> What to produce
Copy each line of the data below with the word "this".

━━━━━ Recorded information

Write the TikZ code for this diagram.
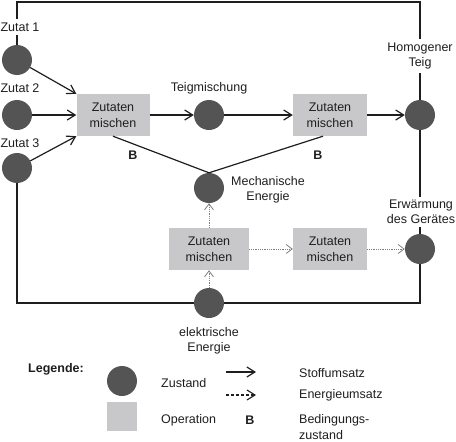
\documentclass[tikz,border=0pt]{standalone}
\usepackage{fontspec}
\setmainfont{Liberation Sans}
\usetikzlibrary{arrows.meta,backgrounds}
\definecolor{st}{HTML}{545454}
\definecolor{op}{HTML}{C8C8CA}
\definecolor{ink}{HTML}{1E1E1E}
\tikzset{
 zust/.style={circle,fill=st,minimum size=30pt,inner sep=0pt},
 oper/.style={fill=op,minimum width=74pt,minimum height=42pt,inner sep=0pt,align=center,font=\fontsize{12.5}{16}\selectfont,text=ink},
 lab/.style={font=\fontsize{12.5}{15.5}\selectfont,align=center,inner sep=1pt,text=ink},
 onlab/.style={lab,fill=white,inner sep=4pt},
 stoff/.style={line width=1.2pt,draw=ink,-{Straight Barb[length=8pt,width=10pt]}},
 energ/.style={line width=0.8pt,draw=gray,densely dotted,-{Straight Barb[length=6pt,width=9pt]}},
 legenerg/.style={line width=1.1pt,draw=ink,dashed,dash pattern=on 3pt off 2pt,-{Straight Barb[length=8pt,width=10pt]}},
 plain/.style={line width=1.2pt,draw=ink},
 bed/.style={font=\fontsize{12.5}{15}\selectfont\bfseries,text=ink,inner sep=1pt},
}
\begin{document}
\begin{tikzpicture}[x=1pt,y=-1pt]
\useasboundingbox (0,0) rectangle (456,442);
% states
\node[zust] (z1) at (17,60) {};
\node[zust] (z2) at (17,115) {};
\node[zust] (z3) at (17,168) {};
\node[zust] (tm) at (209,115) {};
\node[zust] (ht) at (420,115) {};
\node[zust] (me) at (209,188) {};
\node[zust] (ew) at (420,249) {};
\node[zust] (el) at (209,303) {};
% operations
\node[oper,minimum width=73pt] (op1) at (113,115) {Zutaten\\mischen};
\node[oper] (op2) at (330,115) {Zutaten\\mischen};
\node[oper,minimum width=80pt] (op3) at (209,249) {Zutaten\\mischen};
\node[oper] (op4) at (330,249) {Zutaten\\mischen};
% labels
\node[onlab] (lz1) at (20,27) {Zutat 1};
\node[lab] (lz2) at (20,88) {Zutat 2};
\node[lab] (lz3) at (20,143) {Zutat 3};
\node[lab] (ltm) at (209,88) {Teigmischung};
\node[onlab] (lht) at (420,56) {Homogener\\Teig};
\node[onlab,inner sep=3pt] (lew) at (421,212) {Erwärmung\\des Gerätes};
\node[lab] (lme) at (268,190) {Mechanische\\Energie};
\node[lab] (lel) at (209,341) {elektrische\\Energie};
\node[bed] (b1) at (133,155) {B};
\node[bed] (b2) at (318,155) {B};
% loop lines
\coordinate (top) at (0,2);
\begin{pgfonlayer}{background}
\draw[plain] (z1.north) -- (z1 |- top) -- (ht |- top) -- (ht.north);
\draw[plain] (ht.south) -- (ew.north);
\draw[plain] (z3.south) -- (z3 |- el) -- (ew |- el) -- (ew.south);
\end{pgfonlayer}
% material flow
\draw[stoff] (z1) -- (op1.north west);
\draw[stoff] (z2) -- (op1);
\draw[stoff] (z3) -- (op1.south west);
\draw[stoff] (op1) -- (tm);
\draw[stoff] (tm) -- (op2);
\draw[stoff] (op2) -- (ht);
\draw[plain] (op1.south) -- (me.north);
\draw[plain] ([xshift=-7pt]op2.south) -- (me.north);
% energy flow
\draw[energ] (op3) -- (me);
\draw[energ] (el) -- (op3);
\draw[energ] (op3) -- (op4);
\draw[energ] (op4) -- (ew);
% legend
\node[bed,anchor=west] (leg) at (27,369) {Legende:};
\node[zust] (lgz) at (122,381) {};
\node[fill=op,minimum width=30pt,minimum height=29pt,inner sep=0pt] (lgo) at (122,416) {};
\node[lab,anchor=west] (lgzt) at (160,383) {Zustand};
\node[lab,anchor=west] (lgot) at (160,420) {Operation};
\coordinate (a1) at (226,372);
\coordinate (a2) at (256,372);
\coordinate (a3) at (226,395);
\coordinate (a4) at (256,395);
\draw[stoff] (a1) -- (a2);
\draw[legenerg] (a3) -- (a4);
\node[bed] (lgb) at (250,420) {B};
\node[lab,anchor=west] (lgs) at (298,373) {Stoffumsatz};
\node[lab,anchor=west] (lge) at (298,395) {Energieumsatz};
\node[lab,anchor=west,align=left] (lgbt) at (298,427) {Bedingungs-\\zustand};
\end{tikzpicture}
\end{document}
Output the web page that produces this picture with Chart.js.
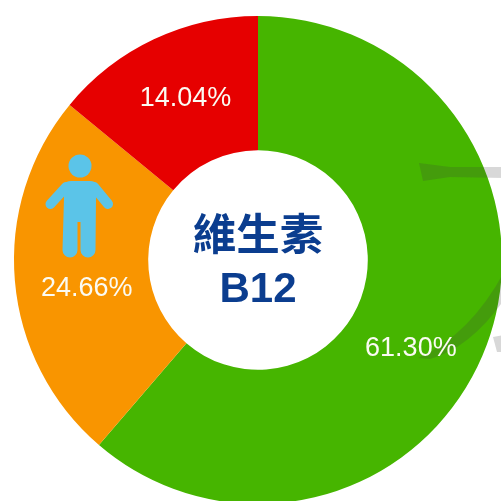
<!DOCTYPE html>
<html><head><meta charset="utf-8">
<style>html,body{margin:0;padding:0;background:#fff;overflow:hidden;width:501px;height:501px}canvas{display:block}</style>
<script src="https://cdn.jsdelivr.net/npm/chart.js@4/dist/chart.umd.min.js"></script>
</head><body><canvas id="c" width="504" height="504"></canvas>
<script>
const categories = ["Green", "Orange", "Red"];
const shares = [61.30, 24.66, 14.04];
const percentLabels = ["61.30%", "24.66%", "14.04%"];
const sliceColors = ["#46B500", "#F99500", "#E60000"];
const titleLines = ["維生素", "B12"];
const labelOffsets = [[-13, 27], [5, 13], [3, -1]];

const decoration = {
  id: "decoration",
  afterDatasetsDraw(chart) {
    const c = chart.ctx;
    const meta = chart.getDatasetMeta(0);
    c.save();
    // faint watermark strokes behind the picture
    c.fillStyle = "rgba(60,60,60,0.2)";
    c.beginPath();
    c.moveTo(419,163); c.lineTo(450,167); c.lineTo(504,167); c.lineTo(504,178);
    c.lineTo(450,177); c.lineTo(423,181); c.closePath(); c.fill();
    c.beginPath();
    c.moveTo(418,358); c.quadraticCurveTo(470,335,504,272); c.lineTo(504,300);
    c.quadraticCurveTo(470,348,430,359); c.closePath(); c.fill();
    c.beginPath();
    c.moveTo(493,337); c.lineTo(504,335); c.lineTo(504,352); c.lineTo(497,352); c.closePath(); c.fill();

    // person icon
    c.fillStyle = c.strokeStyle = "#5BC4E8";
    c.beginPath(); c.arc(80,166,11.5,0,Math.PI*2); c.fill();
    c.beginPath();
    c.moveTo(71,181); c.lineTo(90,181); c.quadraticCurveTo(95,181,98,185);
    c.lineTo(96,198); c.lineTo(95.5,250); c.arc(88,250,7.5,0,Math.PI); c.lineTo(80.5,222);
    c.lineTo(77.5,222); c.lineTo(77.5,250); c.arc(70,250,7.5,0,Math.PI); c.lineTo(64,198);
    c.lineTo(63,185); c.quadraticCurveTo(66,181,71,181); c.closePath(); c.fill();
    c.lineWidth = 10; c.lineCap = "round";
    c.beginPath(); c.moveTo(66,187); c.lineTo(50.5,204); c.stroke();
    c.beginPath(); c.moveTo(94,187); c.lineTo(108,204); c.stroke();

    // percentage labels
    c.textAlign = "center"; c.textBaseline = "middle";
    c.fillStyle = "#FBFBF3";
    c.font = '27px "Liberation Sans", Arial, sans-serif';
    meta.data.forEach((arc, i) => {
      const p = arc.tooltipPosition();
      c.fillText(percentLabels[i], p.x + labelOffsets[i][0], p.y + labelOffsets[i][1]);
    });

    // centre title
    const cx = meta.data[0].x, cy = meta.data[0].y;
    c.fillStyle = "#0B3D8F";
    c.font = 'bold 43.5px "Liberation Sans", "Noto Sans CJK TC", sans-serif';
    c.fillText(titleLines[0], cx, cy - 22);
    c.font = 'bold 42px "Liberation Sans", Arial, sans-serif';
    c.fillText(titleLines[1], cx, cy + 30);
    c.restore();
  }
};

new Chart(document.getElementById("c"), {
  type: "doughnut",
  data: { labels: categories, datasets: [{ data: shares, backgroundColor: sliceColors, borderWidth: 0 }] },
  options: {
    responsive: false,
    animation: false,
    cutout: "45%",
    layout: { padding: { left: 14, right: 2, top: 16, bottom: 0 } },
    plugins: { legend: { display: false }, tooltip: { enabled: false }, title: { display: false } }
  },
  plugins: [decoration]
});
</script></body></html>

━━━━━━━━━━

> Exercise result
Write the TikZ code for this diagram.
Output the web page that produces this picture with Chart.js.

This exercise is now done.